QXO, Inc. is making a bold financial maneuver to cement its place atop the North American building products industry, announcing its intent to offer $3 billion in senior notes. The move, unveiled by its subsidiary QXO Building Products, Inc., is a critical component of the financing strategy for its colossal, approximately $17 billion acquisition of TopBuild Corp. This substantial debt issuance underscores the company's aggressive, leverage-driven approach to achieving market dominance.

The proposed offering is structured in two equal tranches of $1.5 billion, with notes maturing in 2031 and 2034. These funds are earmarked to fuel the TopBuild acquisition, a deal poised to create a distribution powerhouse with over $18 billion in combined annual revenue. The debt offering is part of a larger, multi-faceted $6 billion financing package that also includes new term loans, preferred stock, and available cash from both QXO and TopBuild. To safeguard the interests of noteholders, QXO has stipulated that if the offering closes before the acquisition is finalized, the proceeds will be held in a secured escrow account.

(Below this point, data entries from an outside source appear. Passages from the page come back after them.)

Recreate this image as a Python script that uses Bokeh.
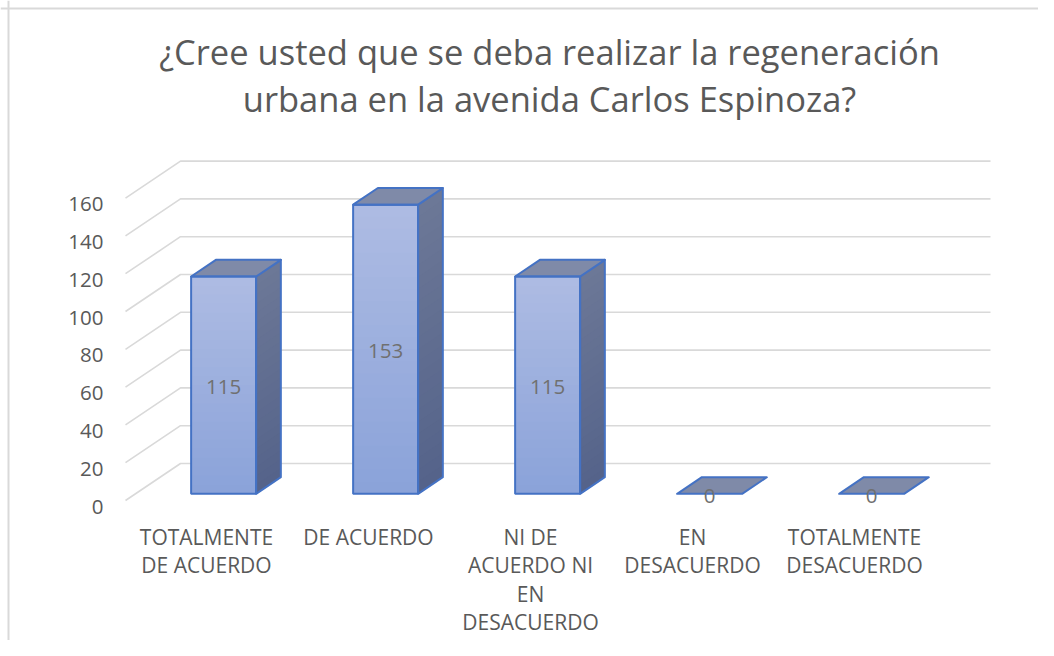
from bokeh.plotting import figure
from bokeh.models import Range1d, Span, ColumnDataSource
from bokeh.core.properties import value
from bokeh.embed import file_html
from bokeh.resources import INLINE

# ---------------- data ----------------
title_text = "¿Cree usted que se deba realizar la regeneración\nurbana en la avenida Carlos Espinoza?"
categories = ["TOTALMENTE\nDE ACUERDO", "DE ACUERDO", "NI DE\nACUERDO NI\nEN\nDESACUERDO",
              "EN\nDESACUERDO", "TOTALMENTE\nDESACUERDO"]
counts = [115, 153, 115, 0, 0]
y_ticks = [0, 20, 40, 60, 80, 100, 120, 140, 160]

# ---------------- geometry / style ----------------
W, H = 1038, 640
PX_CAT = 162.0        # pixels per category slot (front plane)
PX_UNIT = 1.89        # pixels per value unit
FX0, FY0 = 125.0, 500.0   # front-plane origin in plot pixels (from top-left)
DX = 55.0 / PX_CAT    # depth offset of back wall (category units)
DY = 37.0 / PX_UNIT   # depth offset of back wall (value units)
D_FRONT, D_BACK = 0.18, 0.63
BAR_L, BAR_R = 0.344, 0.745

FONT = "Open Sans"
TXT = "#595959"
GRID = "#d9d9d9"
EDGE = "#4472c4"

def pu(px):   # pixels -> value units
    return px / PX_UNIT

def pc(px):   # pixels -> category units
    return px / PX_CAT

p = figure(width=W, height=H, output_backend="svg", toolbar_location=None,
           x_range=Range1d(-FX0 / PX_CAT, (W - FX0) / PX_CAT),
           y_range=Range1d(-(H - FY0) / PX_UNIT, FY0 / PX_UNIT),
           min_border=0, tools="")
p.axis.visible = False
p.grid.visible = False
p.outline_line_color = None
p.background_fill_color = "white"
p.border_fill_color = "white"

# chart border (left / top visible in reference)
p.add_layout(Span(location=pc(8 - FX0), dimension="height", line_color=GRID, line_width=2))
p.add_layout(Span(location=pu(FY0 - 8), dimension="width", line_color=GRID, line_width=2))

# ---------------- gridlines (back wall + floor-side diagonals) ----------------
n = len(categories)
gx, gy = [], []
for t in y_ticks:
    gx.append([0, DX, n + DX])
    gy.append([t, t + DY, t + DY])
p.multi_line(gx, gy, line_color=GRID, line_width=1.6)

# y tick labels
p.text(x=[pc(-22)] * len(y_ticks), y=[t - pu(6) for t in y_ticks], text=[str(t) for t in y_ticks],
       text_font=value(FONT), text_font_size="20.5px", text_color=TXT,
       text_align="right", text_baseline="middle")

# ---------------- 3D bars ----------------
fdx, fdy = D_FRONT * DX, D_FRONT * DY
bdx, bdy = D_BACK * DX, D_BACK * DY

def mix(c1, c2, t):
    a = [int(c1[i:i + 2], 16) for i in (1, 3, 5)]
    b = [int(c2[i:i + 2], 16) for i in (1, 3, 5)]
    return "#%02x%02x%02x" % tuple(round(a[k] + (b[k] - a[k]) * t) for k in range(3))

NS = 24
front_bot, front_top = "#8aa2d9", "#aebce3"
side_bot, side_top = "#55638a", "#6c7897"
top_col = "#7f8aa8"

fq = dict(left=[], right=[], bottom=[], top=[], color=[])
sx, sy, sc = [], [], []
for i, v in enumerate(counts):
    x0, x1 = i + BAR_L, i + BAR_R
    if v > 0:
        for k in range(NS):
            t0, t1 = v * k / NS, v * (k + 1) / NS
            ov = 1.2 if k < NS - 1 else 0
            fq["left"].append(x0 + fdx); fq["right"].append(x1 + fdx)
            fq["bottom"].append(t0 + fdy); fq["top"].append(t1 + fdy + ov)
            fq["color"].append(mix(front_bot, front_top, (k + 0.5) / NS))
            sx.append([x1 + fdx, x1 + bdx, x1 + bdx, x1 + fdx])
            sy.append([t0 + fdy, t0 + bdy, t1 + bdy + ov, t1 + fdy + ov])
            sc.append(mix(side_bot, side_top, (k + 0.5) / NS))

p.patches(sx, sy, fill_color=sc, line_color=None)
p.quad(source=ColumnDataSource(fq), left="left", right="right", bottom="bottom", top="top",
       fill_color="color", line_color=None)

# outlines: side, top, front
ox_side, oy_side, ox_top, oy_top = [], [], [], []
fl, fr, fb, ft = [], [], [], []
for i, v in enumerate(counts):
    x0, x1 = i + BAR_L, i + BAR_R
    ox_top.append([x0 + fdx, x1 + fdx, x1 + bdx, x0 + bdx])
    oy_top.append([v + fdy, v + fdy, v + bdy, v + bdy])
    if v > 0:
        ox_side.append([x1 + fdx, x1 + bdx, x1 + bdx, x1 + fdx])
        oy_side.append([fdy, bdy, v + bdy, v + fdy])
        fl.append(x0 + fdx); fr.append(x1 + fdx); fb.append(fdy); ft.append(v + fdy)

p.patches(ox_side, oy_side, fill_color=None, line_color=EDGE, line_width=2, line_join="round")
p.patches(ox_top, oy_top, fill_color=top_col, line_color=EDGE, line_width=2, line_join="round")
p.quad(left=fl, right=fr, bottom=fb, top=ft, fill_color=None, line_color=EDGE, line_width=2)

# data labels
p.text(x=[i + (BAR_L + BAR_R) / 2 + fdx for i in range(n)],
       y=[v / 2 + fdy - pu(2) for v in counts],
       text=[str(v) for v in counts],
       text_font=value(FONT), text_font_size="20.5px", text_color="#707070",
       text_align="center", text_baseline="middle")

# category labels
p.text(x=[i + 0.5 for i in range(n)], y=[pu(FY0 - 522)] * n, text=categories,
       text_font=value(FONT), text_font_size="21px", text_color=TXT,
       text_align="center", text_baseline="top", text_line_height=1.02)

# title
p.text(x=[pc(549 - FX0)], y=[pu(FY0 - 27)], text=[title_text],
       text_font=value(FONT), text_font_size="34.5px", text_color=TXT,
       text_align="center", text_baseline="top", text_line_height=1.0)

open("out.html", "w").write(file_html(p, INLINE))
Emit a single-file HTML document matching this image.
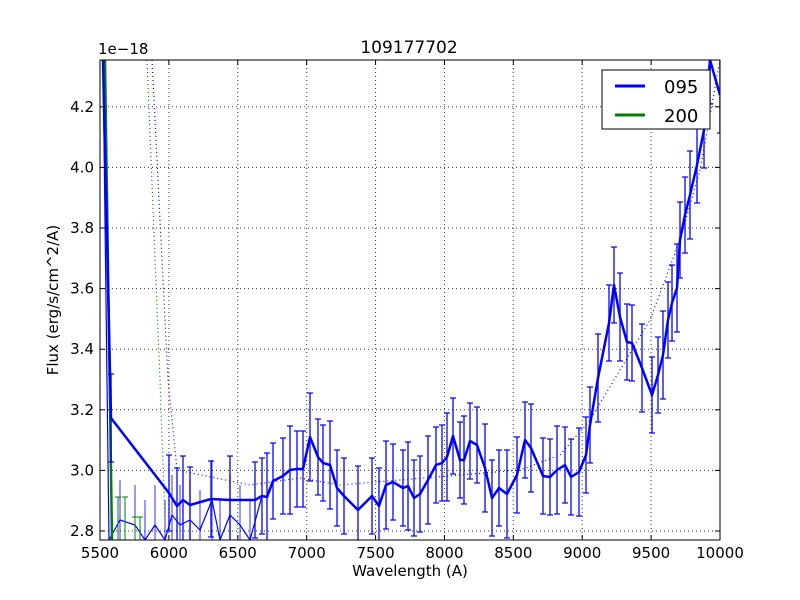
<!DOCTYPE html>
<html><head><meta charset="utf-8"><style>
body{margin:0;background:#fff;}
svg{display:block;font-family:"DejaVu Sans","Liberation Sans",sans-serif;}
</style></head><body>
<svg id="s" width="800" height="600" xmlns="http://www.w3.org/2000/svg">
<rect width="800" height="600" fill="#fff"/>
<defs><clipPath id="c"><rect x="100" y="60" width="620" height="480"/></clipPath></defs>
<g id="grid" stroke="#000" stroke-width="1" stroke-dasharray="1,3" opacity="0.8"></g>
<g id="data" clip-path="url(#c)"></g>
<rect x="100" y="60" width="620" height="480" fill="none" stroke="#000" stroke-width="1"/>
<g id="ticks" stroke="#000"></g>
<g id="labels" font-size="15" fill="#000"></g>
<text x="409" y="53" font-size="17" text-anchor="middle">109177702</text>
<text x="410" y="576" font-size="15" text-anchor="middle">Wavelength (A)</text>
<text transform="translate(58,300) rotate(-90)" font-size="15" text-anchor="middle">Flux (erg/s/cm^2/A)</text>
<text x="98" y="54" font-size="15">1e−18</text>
<g>
<rect x="602" y="70" width="108" height="59" fill="#fff" stroke="#000"/>
<line x1="615" y1="86" x2="645" y2="86" stroke="#0000ff" stroke-width="3"/>
<text x="664" y="93" font-size="18">095</text>
<line x1="615" y1="115" x2="645" y2="115" stroke="#008000" stroke-width="3"/>
<text x="664" y="122" font-size="18">200</text>
</g>
</svg>
<script>
const NS="http://www.w3.org/2000/svg";
function el(p,t,a,txt){const e=document.createElementNS(NS,t);for(const k in a)e.setAttribute(k,a[k]);if(txt!==undefined)e.textContent=txt;document.getElementById(p).appendChild(e);return e;}
const xs=[5500,6000,6500,7000,7500,8000,8500,9000,9500,10000];
const X=v=>100+(v-5500)*620/4500;
const ys=[2.8,3.0,3.2,3.4,3.6,3.8,4.0,4.2];
const Y=v=>531-(v-2.8)*303;
xs.forEach((v,i)=>{const x=X(v);if(i>0&&i<9)el("grid","line",{x1:x,y1:60,x2:x,y2:540});
el("ticks","line",{x1:x,y1:540,x2:x,y2:535});el("ticks","line",{x1:x,y1:60,x2:x,y2:65});
el("labels","text",{x:x,y:558,"text-anchor":"middle"},v);});
ys.forEach(v=>{const y=Y(v);el("grid","line",{x1:100,y1:y,x2:720,y2:y});
el("ticks","line",{x1:100,y1:y,x2:105,y2:y});el("ticks","line",{x1:720,y1:y,x2:715,y2:y});
el("labels","text",{x:94,y:y+5,"text-anchor":"end"},v.toFixed(1));});
const m=[[103,60],[111,418],[169,493],[177,506],[183,500],[190,505],[211,499],[230,500],[255,500],[262,496],[267,497],[273,481],[283,476],[290,470],[297,469],[303,469],[310,437],[318,457],[323,463],[330,465],[337,488],[344,496],[358,510],[372,496],[379,506],[386,485],[393,482],[403,488],[408,486],[414,498],[420,494],[428,480],[436,465],[442,463],[447,457],[453,436],[460,460],[464,460],[470,441],[477,445],[485,468],[492,498],[499,488],[507,494],[517,475],[525,440],[531,448],[543,476],[550,477],[557,470],[565,465],[571,477],[579,472],[586,455],[590,425],[598,378],[609,323],[614,285],[620,317],[627,342],[632,343],[642,368],[652,395],[658,375],[663,355],[668,320],[672,303],[677,288],[680,240],[685,215],[690,195],[697,165],[704,130],[710,60],[720,95]];
// thin second blue line
const t=[[103,60],[109,540],[120,520],[135,525],[145,540],[155,525],[165,540],[172,515],[180,525],[190,520],[200,530],[212,500],[220,540],[230,515],[240,525],[250,540],[262,496]];
el("data","polyline",{points:t.map(p=>p.join(",")).join(" "),fill:"none",stroke:"#0000ff","stroke-width":1.2});
t.slice(2,16).forEach(p=>{el("data","line",{x1:p[0],y1:p[1]-40,x2:p[0],y2:p[1]+40,stroke:"#0000ff","stroke-width":1,opacity:0.8});});
// green
el("data","polyline",{points:"105,60 112,540",fill:"none",stroke:"#008000","stroke-width":2.5});
[[118,520],[125,520],[135,540],[140,540]].forEach(p=>{el("data","line",{x1:p[0],y1:p[1]-23,x2:p[0],y2:p[1]+30,stroke:"#008000","stroke-width":1});el("data","line",{x1:p[0]-3,y1:p[1]-23,x2:p[0]+3,y2:p[1]-23,stroke:"#008000"});});
el("data","polyline",{points:"147,60 160,380 165,520",fill:"none",stroke:"#008000","stroke-width":1.2,"stroke-dasharray":"1,3"});
// dotted blue
el("data","polyline",{points:"152,60 168,380 177,470 250,485 300,478 340,485 400,480 460,475 520,470 560,455 590,420 620,370 650,320 680,240 700,170 720,60",fill:"none",stroke:"#0000ff","stroke-width":1.2,"stroke-dasharray":"1,3"});
// error bars
m.slice(1).forEach((p,i)=>{const e=i%3==0?44:38;const x=p[0];
el("data","line",{x1:x,y1:p[1]-e,x2:x,y2:p[1]+e,stroke:"#0000ff","stroke-width":1.5,opacity:0.85});
el("data","line",{x1:x-3,y1:p[1]-e,x2:x+3,y2:p[1]-e,stroke:"#0000ff","stroke-width":1.2});
el("data","line",{x1:x-3,y1:p[1]+e,x2:x+3,y2:p[1]+e,stroke:"#0000ff","stroke-width":1.2});});
el("data","polyline",{points:m.map(p=>p.join(",")).join(" "),fill:"none",stroke:"#0000ff","stroke-width":2.5,"stroke-linejoin":"round"});
</script>
</body></html>
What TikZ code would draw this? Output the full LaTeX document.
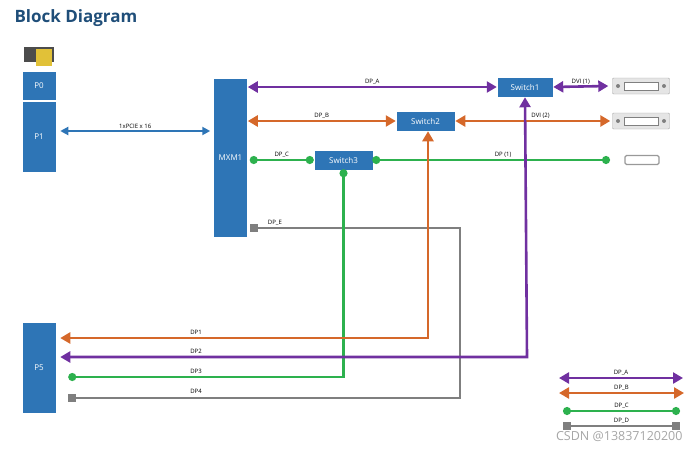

Forging a Market Titan Through Leverage

This $3 billion note offering is the financial engine for QXO’s ambition, but it also significantly increases the company's debt load and financial risk. Credit rating agencies have taken notice, assigning QXO non-investment grade, or "junk," ratings. S&P Global Ratings has issued a 'BB-' issuer credit rating, while Moody's has assigned a comparable 'Ba3' rating, both with a stable outlook. These ratings reflect the substantial leverage the company is taking on to fuel its rapid expansion.

Following the acquisition, S&P projects QXO's adjusted leverage will initially be just over 5x, a significant figure that the agency expects to moderate to a 4x-5x range within a year. Moody's offers a slightly more conservative deleveraging forecast, projecting leverage at 4.7x by the end of 2026. "While the strategic combination is compelling on paper, the sheer amount of debt being layered onto the balance sheet warrants caution," noted one fixed-income analyst. "Their ability to generate projected cash flows to service this debt and quickly deleverage will be under intense scrutiny." The new senior notes themselves received a 'BB-' rating from S&P, with an average recovery outlook, and will become unsecured obligations of the company and its subsidiaries once the TopBuild deal is consummated.

Reshaping the $800 Billion Building Products Landscape

The successful completion of this financing and the subsequent acquisition of TopBuild would dramatically reshape the competitive dynamics of the building products distribution sector. The combined entity is set to become the second-largest publicly traded distributor in North America, boasting an unparalleled market position across several key verticals. It will be the #1 distributor for insulation and waterproofing, #2 for roofing, and a top player in lumber and building materials across key geographies.

This new behemoth will operate from approximately 1,150 locations across the U.S. and Canada, employing around 28,000 people. The strategic rationale is clear: merge QXO's formidable distribution network with TopBuild's high-margin, market-leading insulation business. QXO management is targeting $300 million in synergies by 2030 and aims to compete in an expanded addressable market of over $300 billion. This acquisition is the latest and largest in a rapid-fire series of deals for QXO, following its takeovers of Beacon Roofing Supply in 2025 and Kodiak Building Partners just this past April, demonstrating a clear strategy of consolidating a fragmented industry through aggressive M&A.

Navigating Investor Sentiment and Execution Risk

This debt-fueled expansion is a key part of QXO's audacious goal to reach $50 billion in annual revenue within a decade. However, the path is fraught with challenges, and the market's reaction has been mixed. While the analyst consensus for QXO stock is a "Moderate Buy," the share price has recently hovered near its 52-week low, suggesting investor apprehension about the mounting debt and execution risk.

Integrating a company the size of TopBuild, while still digesting the acquisitions of Kodiak and Beacon, presents a formidable operational challenge. Some analysts express concern that the aggressive pace of acquisitions could lead to integration stumbles, margin pressures, and a failure to realize the lofty synergy targets. "The vision is grand, but the execution risk is substantial," commented a sector analyst. "Merging cultures, systems, and supply chains on this scale is a monumental task." Adding another layer of complexity are several shareholder lawsuits and class action investigations scrutinizing the merger process for potential breaches of fiduciary duty. Before any integration challenges can begin, the deal must first clear its next major milestone: securing approval from both QXO and TopBuild shareholders at their respective meetings scheduled for June 29, 2026.